A very popular dish in dim sum restaurants is Char Siu Bao (Chinese steamed pork buns); these delicate pouches are filled with barbecued pork and steamed until tender. Hua Juan 花捲, or flower rolls, are a very popular variation of steamed buns in the more northern regions of China. Shaped like a delicate Chinese flower, these buns are steamed and then served alongside any of your favorite Chinese dishes, or enjoyed in the morning as a breakfast roll.
Dumplings are also a favorite steamed appetizer. Har gow shrimp dumplings (蝦餃) are those tasty shrimp dumplings served at Chinese dim sum with the translucent wrappers. The main trick to making Har Gow is handling the dough, which is very sticky and can break apart easily. Coating the work area and equipment with vegetable oil helps. Shu mai dumplings are a bit easier to make since you don't have to enclose the dumpling; the open-top reveals the filling which can be pork and shrimp or prawn and scallops.
Main Meal and Side Dishes
We may not think of steaming when we look at the many delicious main dishes on a Chinese restaurant menu, but there are actually several recipes to choose from. Fen jen ro is a classic Chinese full-flavor dish that translates into steamed pork belly in rice powder with sweet potato. You just need to plan ahead of time because this dish takes 2 to 3 hours to make. Brown sugar balances the tartness of the lemon in Chinese steamed lemon chicken, a very popular dish. Boneless chicken is marinated and then steamed in a flavorful mixture of lemon juice, sherry, oyster sauce, soy sauce, and brown sugar.
Steamed pork with egg custard is a ground pork mixture including soy sauce, sesame oil, cilantro, and ginger that is flatted onto the bottom of a steamer and then topped with beaten eggs and chicken stock; the combination is steamed until cooked and set. A bit more complicated recipe is steamed egg with seafood, which brings shrimp, squid, mushrooms, and edamame together in a smooth egg mixture, all flavored with a delicious sauce.

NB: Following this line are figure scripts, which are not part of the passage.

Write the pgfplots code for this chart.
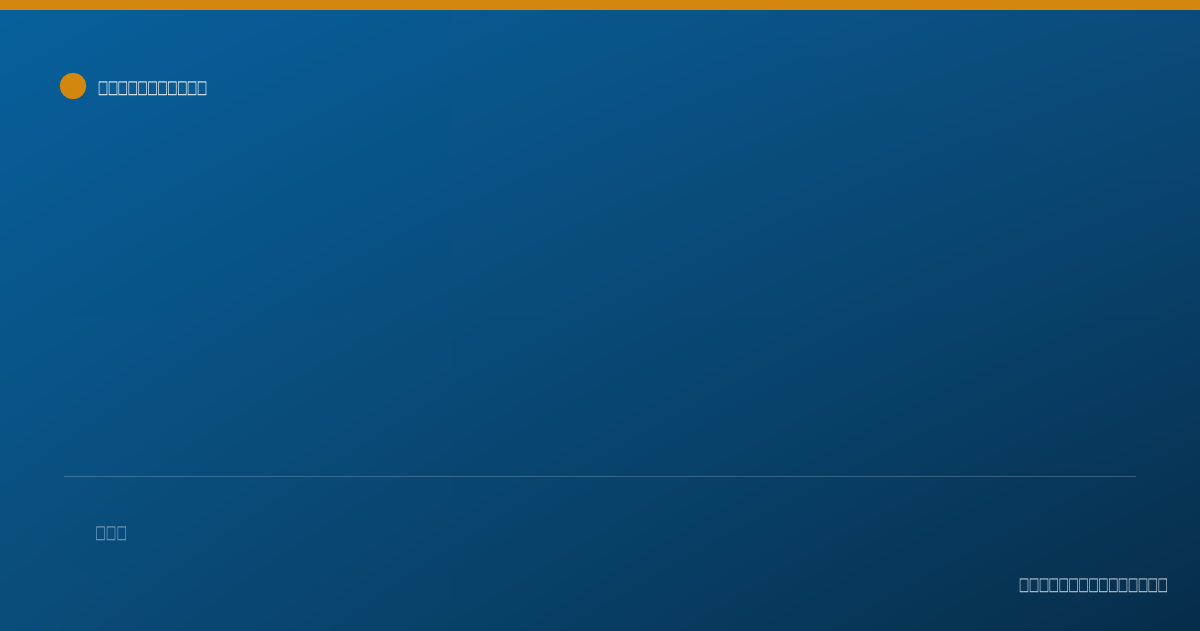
\documentclass[border=0pt]{standalone}
\usepackage{pgfplots}
\pgfplotsset{compat=1.18}
\usetikzlibrary{shadings}
\usepackage{fontspec}
\setmainfont{DejaVu Sans}
\definecolor{bgTL}{HTML}{07609C}
\definecolor{bgBR}{HTML}{062D4A}
\definecolor{bgTR}{HTML}{0B4C7C}
\definecolor{bgBL}{HTML}{0A4C7A}
\definecolor{accent}{HTML}{D4870F}
\newcommand{\tb}{\makebox[9.9pt][c]{\scalebox{0.62}[1]{□}}}
\newcommand{\tbw}{\makebox[10.7pt][c]{\scalebox{0.62}[1]{□}}}
\begin{document}
\begin{tikzpicture}
\begin{axis}[
  scale only axis, width=1200pt, height=630pt,
  xmin=0, xmax=1200, ymin=0, ymax=630, y dir=reverse,
  hide axis, clip=false,
]
\shade[upper left=bgTL, lower right=bgBR, upper right=bgTR, lower left=bgBL]
  (axis cs:0,0) rectangle (axis cs:1200,630);
\fill[accent] (axis cs:0,0) rectangle (axis cs:1200,10);
% separator line
\addplot[white, opacity=0.2, line width=1pt] coordinates {(64,476) (1136,476)};
% legend marker
\addplot[only marks, mark=*, mark size=13pt, mark options={fill=accent, draw=accent}] coordinates {(73,86)};
\node[anchor=west, text=white, font=\fontsize{18}{20}\selectfont, inner sep=0pt] at (axis cs:98,89) {\tb\tb\tb\tb\tb\tb\tb\tb\tb\tb\tb};
\node[anchor=west, text=white, opacity=0.5, font=\fontsize{18}{20}\selectfont, inner sep=0pt] at (axis cs:95,534) {\tbw\tbw\tbw};
\node[anchor=east, text=white, opacity=0.8, font=\fontsize{18}{20}\selectfont, inner sep=0pt] at (axis cs:1168,586) {\tb\tb\tb\tb\tb\tb\tb\tb\tb\tb\tb\tb\tb\tb\tb};
\end{axis}
\end{tikzpicture}
\end{document}
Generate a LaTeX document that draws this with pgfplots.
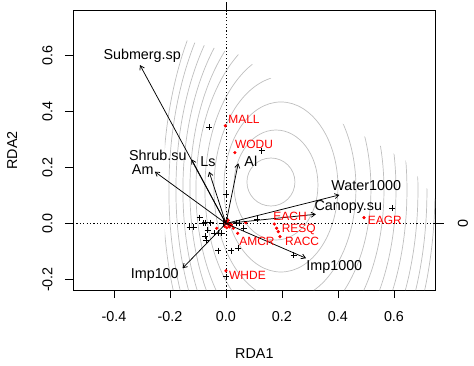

Dessert and Festive Recipes
Chinese meals end with something sweet, but whereas American desserts can be quite decadent and created to impress, Chinese recipes are usually lighter, often including fruit. Bananas with cinnamon coconut sauce is a wonderful dish of steamed bananas covered with a combination of coconut milk, cream, and cinnamon. Honey and Chinese dates dress up steamed pears making a simple but tasty dish. One of the most popular Lunar New Year desserts in Chinese and Taiwanese cooking is nian gao, which can be made as red bean sweet nian gao or brown sugar nian gao. Nian gao is made of glutinous rice and symbolizes a profitable year ahead.